▶ **What to work on**
Below are some records. Copy every line in them that holds "this".

Rows from a dataset of charts and code

● ● ● ● ● ● ●

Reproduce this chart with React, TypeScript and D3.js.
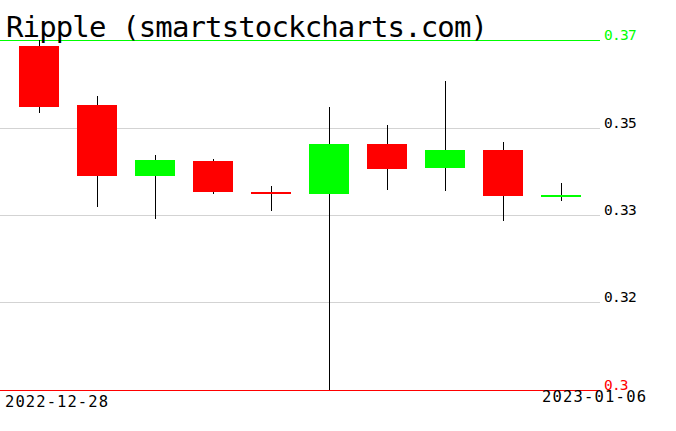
import React from 'react';
import * as d3 from 'd3';

const dates = [
    '2022-12-28', '2022-12-29', '2022-12-30', '2022-12-31', '2023-01-01',
    '2023-01-02', '2023-01-03', '2023-01-04', '2023-01-05', '2023-01-06'
];
const opens = [0.3688, 0.3570, 0.3427, 0.3458, 0.3396, 0.3393, 0.3492, 0.3443, 0.3480, 0.3387];
const highs = [0.3700, 0.3588, 0.3470, 0.3461, 0.3408, 0.3566, 0.3530, 0.3617, 0.3496, 0.3414];
const lows = [0.3555, 0.3367, 0.3343, 0.3391, 0.3359, 0.3000, 0.3400, 0.3397, 0.3339, 0.3377];
const closes = [0.3567, 0.3427, 0.3460, 0.3395, 0.3394, 0.3492, 0.3443, 0.3480, 0.3387, 0.3390];

const tickValues = [0.3, 0.3175, 0.335, 0.3525, 0.37];
const tickLabels = ['0.3', '0.32', '0.33', '0.35', '0.37'];

const WIDTH = 676;
const HEIGHT = 431;
const FONT = '"DejaVu Sans Mono", monospace';
const TITLE_FONT = '"DejaVu Sans ExtraLight", "DejaVu Sans Mono", monospace';

const App: React.FC = () => {
    const svgRef = React.useRef<SVGSVGElement>(null);

    React.useEffect(() => {
        const svg = d3.select(svgRef.current);
        svg.selectAll('*').remove();

        const x = d3.scaleBand<string>()
            .domain(dates)
            .range([10, 590])
            .paddingInner(0.31)
            .paddingOuter(0.155);
        const y = d3.scaleLinear()
            .domain([d3.min(lows)!, d3.max(highs)!])
            .range([390, 40]);

        // grid lines, top green / bottom red
        const last = tickValues.length - 1;
        svg.append('g')
            .selectAll('line')
            .data(tickValues)
            .join('line')
            .attr('x1', 0)
            .attr('x2', 600)
            .attr('y1', d => Math.round(y(d)) + 0.5)
            .attr('y2', d => Math.round(y(d)) + 0.5)
            .attr('stroke', (d, i) => i === 0 ? '#ff0000' : i === last ? '#00ff00' : '#d3d3d3')
            .attr('stroke-width', 1)
            .attr('shape-rendering', 'crispEdges');

        svg.append('g')
            .selectAll('text')
            .data(tickValues)
            .join('text')
            .text((d, i) => tickLabels[i])
            .attr('x', 604)
            .attr('y', d => Math.round(y(d)))
            .attr('font-family', FONT)
            .attr('font-size', 14.5)
            .attr('textLength', (d, i) => tickLabels[i].length * 8.2)
            .attr('fill', (d, i) => i === 0 ? '#ff0000' : i === last ? '#00ff00' : '#000');

        const candles = svg.append('g')
            .selectAll('g')
            .data(dates)
            .join('g');

        candles.append('line')
            .attr('x1', d => Math.round(x(d)! + x.bandwidth() / 2) + 0.5)
            .attr('x2', d => Math.round(x(d)! + x.bandwidth() / 2) + 0.5)
            .attr('y1', (d, i) => Math.round(y(highs[i])))
            .attr('y2', (d, i) => Math.round(y(lows[i])))
            .attr('stroke', '#000')
            .attr('stroke-width', 1)
            .attr('shape-rendering', 'crispEdges');

        candles.append('rect')
            .attr('x', d => Math.round(x(d)!))
            .attr('width', Math.round(x.bandwidth()))
            .attr('y', (d, i) => Math.round(y(Math.max(opens[i], closes[i]))))
            .attr('height', (d, i) => Math.max(2, Math.round(Math.abs(y(opens[i]) - y(closes[i])))))
            .attr('fill', (d, i) => closes[i] >= opens[i] ? '#00ff00' : '#ff0000')
            .attr('shape-rendering', 'crispEdges');

        // date labels
        svg.append('text')
            .text(dates[0])
            .attr('x', 5)
            .attr('y', 407)
            .attr('font-family', FONT)
            .attr('font-size', 15.5)
            .attr('textLength', 103)
            .attr('fill', '#000');
        svg.append('text')
            .text(dates[dates.length - 1])
            .attr('x', 542)
            .attr('y', 402)
            .attr('font-family', FONT)
            .attr('font-size', 15.5)
            .attr('textLength', 104)
            .attr('fill', '#000');

        svg.append('text')
            .text('Ripple (smartstockcharts.com)')
            .attr('x', 6)
            .attr('y', 37)
            .attr('font-family', TITLE_FONT)
            .attr('font-weight', 200)
            .attr('font-size', 29)
            .attr('textLength', 482)
            .attr('fill', '#000');
    }, []);

    return (
        <div style={{ position: 'fixed', left: 0, top: 0, background: '#fff' }}>
            <svg ref={svgRef} width={WIDTH} height={HEIGHT} style={{ display: 'block' }} />
        </div>
    );
};

export default App;
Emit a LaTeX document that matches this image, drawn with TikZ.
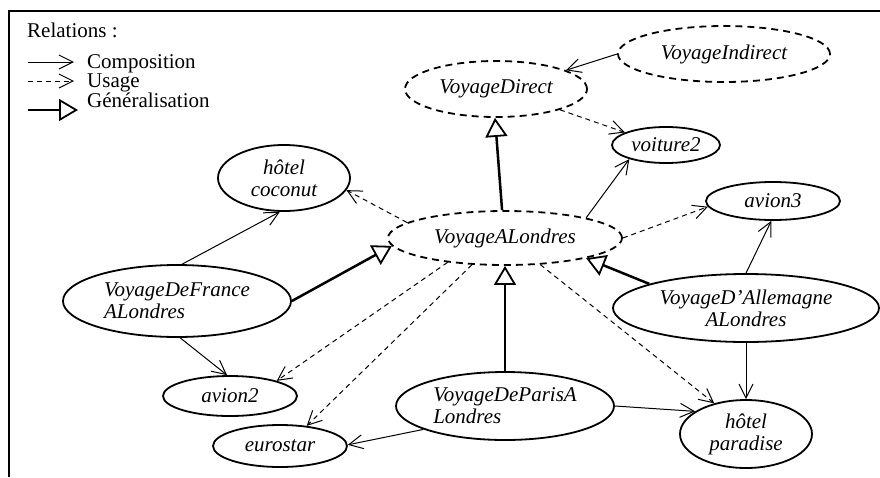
\documentclass[tikz,border=0pt]{standalone}
\usepackage{fontspec}
\setmainfont{Liberation Serif}
\usetikzlibrary{shapes.geometric,arrows.meta}

\begin{document}
\begin{tikzpicture}[x=1pt,y=-1pt,
  font=\fontsize{21}{22}\selectfont,
  obj/.style={ellipse,draw,line width=1.8pt,inner sep=0pt,font=\fontsize{21}{22}\selectfont\itshape},
  abs/.style={obj,dash pattern=on 7pt off 5pt},
  lbl/.style={anchor=base west,inner sep=0pt},
  compo/.style={line width=1pt,-{Straight Barb[length=14pt,width=14pt]}},
  usage/.style={compo,dash pattern=on 5pt off 4pt},
  gene/.style={line width=2.5pt,-{Triangle[open,length=19pt,width=22pt,line width=1.8pt]}}]
\useasboundingbox (0,0) rectangle (880,477);
\draw[line width=1.4pt] (9,477) -- (9,11) -- (880,11);

% legende
\node[lbl] (rel) at (27,37) {Relations :};
\coordinate (c1) at (28,62); \coordinate (c2) at (74,62);
\coordinate (u1) at (28,81); \coordinate (u2) at (74,81);
\coordinate (g1) at (28,110); \coordinate (g2) at (78,110);
\draw[compo] (c1) -- (c2); \draw[usage] (u1) -- (u2); \draw[gene] (g1) -- (g2);
\node[lbl] (lc) at (87,68) {Composition};
\node[lbl] (lu) at (87,87) {Usage};
\node[lbl] (lg) at (87,107) {Généralisation};

% objets
\node[abs,minimum width=212pt,minimum height=56pt] (indirect) at (724,54) {VoyageIndirect};
\node[abs,minimum width=182pt,minimum height=56pt] (direct) at (496,89) {VoyageDirect};
\node[abs,minimum width=234pt,minimum height=54pt] (londres) at (505,238) {VoyageALondres};
\node[obj,minimum width=108pt,minimum height=36pt] (voiture) at (666,145) {voiture2};
\node[obj,minimum width=134pt,minimum height=38pt] (avion3) at (773,201) {avion3};
\node[obj,minimum width=132pt,minimum height=66pt,align=center] (coconut) at (284,178) {hôtel\\coconut};
\node[obj,minimum width=228pt,minimum height=72pt,align=left] (france) at (177,301) {VoyageDeFrance\\ALondres};
\node[obj,minimum width=266pt,minimum height=68pt,align=center] (allemagne) at (746,308) {VoyageD’Allemagne\\ALondres};
\node[obj,minimum width=134pt,minimum height=40pt] (avion2) at (230,396) {avion2};
\node[obj,minimum width=134pt,minimum height=42pt] (eurostar) at (280,446) {eurostar};
\node[obj,minimum width=218pt,minimum height=68pt,align=left] (paris) at (505,406) {VoyageDeParisA\\Londres};
\node[obj,minimum width=132pt,minimum height=68pt,align=center] (paradise) at (746,434) {hôtel\\paradise};

% relations
\draw[compo] (indirect.180) -- (direct.15);
\draw[usage] (direct.342) -- (voiture.163);
\draw[gene] (londres.96) -- (direct.268);
\draw[compo] (londres.14) -- (voiture.201);
\draw[usage] (londres.171) -- (coconut.349);
\draw[usage] (londres.0) -- (avion3.185);
\draw[usage] (londres.203) -- (avion2.18);
\draw[usage] (londres.219) -- (eurostar.37);
\draw[usage] (londres.323) -- (paradise.136);
\draw[compo] (france.82) -- (coconut.263);
\draw[compo] (france.275) -- (avion2.98);
\draw[gene] (france.0) -- (londres.184);
\draw[gene] (paris.north) -- (londres.south);
\draw[compo] (paris.196) -- (eurostar.1);
\draw[compo] (paris.0) -- (paradise.156);
\draw[gene] (allemagne.166) -- (londres.346);
\draw[compo] (allemagne.north) -- (avion3.265);
\draw[compo] (allemagne.south) -- (paradise.north);
\end{tikzpicture}
\end{document}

● ● ● ● ● ● ●

▶ **Final result**
Reproduce this chart with React, TypeScript and D3.js.
Emit a LaTeX document that matches this image, drawn with TikZ.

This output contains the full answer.